Question

Simplify completely.$$\sqrt[3]{48}$$

Answer

**step1** Understanding the problem

The problem asks us to simplify the cube root of 48. This means we need to find a number that, when multiplied by itself three times, results in 48, or we need to extract any perfect cube factors from 48.

**step2** Identifying perfect cube numbers

To simplify a cube root, we look for factors of the number under the root that are perfect cubes. Let's list the first few perfect cube numbers:
$$1 \times 1 \times 1 = 1$$
$$2 \times 2 \times 2 = 8$$
$$3 \times 3 \times 3 = 27$$
$$4 \times 4 \times 4 = 64$$
We are looking for a perfect cube factor of 48.
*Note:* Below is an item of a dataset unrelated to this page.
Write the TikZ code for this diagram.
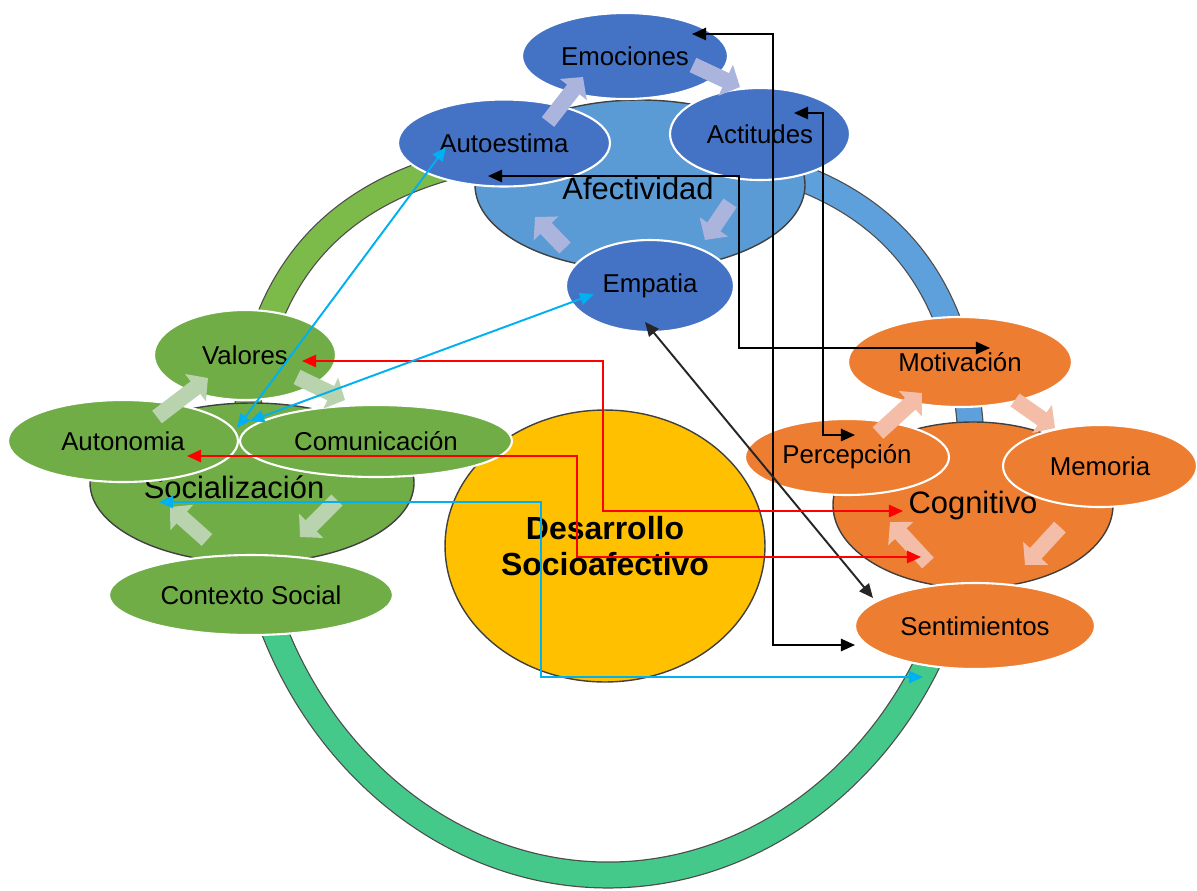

**step3** Finding the largest perfect cube factor of 48

Now, we check if 48 is divisible by any of the perfect cube numbers we listed, starting from the largest one that is less than or equal to 48:
Is 48 divisible by 27? No, $$48 \div 27$$ does not result in a whole number.
Is 48 divisible by 8? Yes, $$48 \div 8 = 6$$.
So, 8 is a perfect cube factor of 48. Since 27 is not a factor and 64 is larger than 48, 8 is the largest perfect cube factor of 48.

**step4** Rewriting the expression

Since we found that $$48 = 8 \times 6$$, we can rewrite the original cube root expression:
$$\sqrt[3]{48} = \sqrt[3]{8 \times 6}$$

**step5** Separating the cube roots

A property of cube roots allows us to separate the cube root of a product into the product of the cube roots:
$$\sqrt[3]{8 \times 6} = \sqrt[3]{8} \times \sqrt[3]{6}$$

**step6** Calculating the cube root of the perfect cube

We know that $$2 \times 2 \times 2 = 8$$. Therefore, the cube root of 8 is 2:
$$\sqrt[3]{8} = 2$$

**step7** Final simplification

Now, substitute the simplified cube root back into the expression:
$$2 \times \sqrt[3]{6}$$
The number 6 has no perfect cube factors other than 1 ($$1^3=1$$), which means $$\sqrt[3]{6}$$ cannot be simplified further.
Thus, the completely simplified form of $$\sqrt[3]{48}$$ is $$2\sqrt[3]{6}$$.